S&P issued credit ratings on more than $2.8 trillion of residential mortgage-backed securities and about $1.2 trillion of collateralized-debt obligations from September 2004 through October 2007, according to the Justice Department complaint. S&P downplayed the risks on portions of the securities to gain more business from the investment banks that issued them, the U.S. said.
S&P has denied wrongdoing.
‘Not True’
“Claims that we deliberately kept ratings high when we knew they should be lower are simply not true,” said Catherine Mathis, a company spokeswoman, in an e-mailed statement. “We will vigorously defend S&P against these unwarranted claims.”

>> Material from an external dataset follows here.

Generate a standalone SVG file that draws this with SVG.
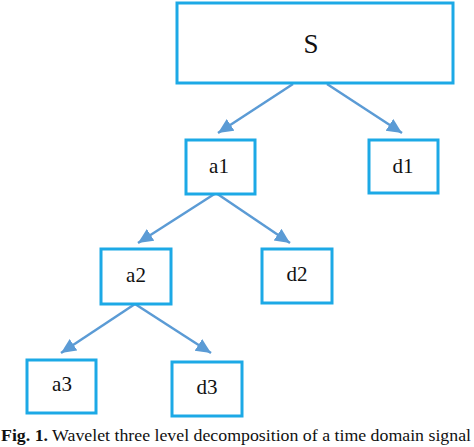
<svg xmlns="http://www.w3.org/2000/svg" width="474" height="447" viewBox="0 0 474 447">
<style>
.box{fill:#fff;stroke:#1CA9E6;stroke-width:3}
.lbl{font-family:"Liberation Serif","Times New Roman",serif;font-size:21px;fill:#111;text-anchor:middle;dominant-baseline:central}
.big{font-size:27px}
.edge{stroke:#5B9BD5;stroke-width:2.5;fill:none;marker-end:url(#ah)}
.cap{font-family:"Liberation Serif","Times New Roman",serif;font-size:16px;fill:#111}
</style>
<defs>
<marker id="ah" markerUnits="userSpaceOnUse" markerWidth="18" markerHeight="16" refX="15" refY="7" orient="auto">
<path d="M0,0 L15,7 L0,14 Z" fill="#5B9BD5"/>
</marker>
</defs>
<rect width="474" height="447" fill="#fff"/>
<g id="connectors">
<line class="edge" x1="293" y1="84" x2="218" y2="133"/>
<line class="edge" x1="327" y1="84" x2="402" y2="133"/>
<line class="edge" x1="216" y1="193" x2="138" y2="243"/>
<line class="edge" x1="216" y1="193" x2="290" y2="243"/>
<line class="edge" x1="135" y1="304" x2="61" y2="353"/>
<line class="edge" x1="135" y1="304" x2="211" y2="353"/>
</g>
<g id="node-S"><rect class="box" x="177" y="3" width="276" height="80"/><text class="lbl big" x="311" y="44">S</text></g>
<g id="node-a1"><rect class="box" x="186" y="140" width="69" height="54"/><text class="lbl" x="219" y="166">a1</text></g>
<g id="node-d1"><rect class="box" x="369" y="140" width="69" height="53"/><text class="lbl" x="403" y="166">d1</text></g>
<g id="node-a2"><rect class="box" x="101" y="249" width="70" height="55"/><text class="lbl" x="136" y="275">a2</text></g>
<g id="node-d2"><rect class="box" x="262" y="249" width="70" height="54"/><text class="lbl" x="297" y="274">d2</text></g>
<g id="node-a3"><rect class="box" x="27" y="360" width="69" height="53"/><text class="lbl" x="62" y="384">a3</text></g>
<g id="node-d3"><rect class="box" x="172" y="362" width="70" height="54"/><text class="lbl" x="207" y="387">d3</text></g>
<text class="cap" x="1" y="441" textLength="470" lengthAdjust="spacingAndGlyphs"><tspan font-weight="bold">Fig. 1.</tspan> Wavelet three level decomposition of a time domain signal</text>
</svg>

“The fact is that S&P’s ratings were based on the same subprime mortgage data available to the rest of the market -- including U.S. Government officials who in 2007 publicly stated that problems in the subprime market appeared to be contained,” she said.
Bernanke testified to Congress in March of 2007 that “problems in the subprime market” were “likely to be contained.”
Yet in August 2007 the Fed cut the discount rate that it charges banks on emergency loans, and in September of that year the central bank began a series of cuts to its target Fed funds rate that ended with the rate near zero by December 2008.
Timothy F. Geithner, then New York Fed president, said at the meeting on Aug. 7, 2007, “You are also seeing a collapse in confidence, as Bill described it, in how to value complex structured credit products, probably from the loss of faith in ratings and from the changes ahead in ratings methodology and in actual ratings.”
Geither was U.S Treasury Secretary from January 2009 until last month.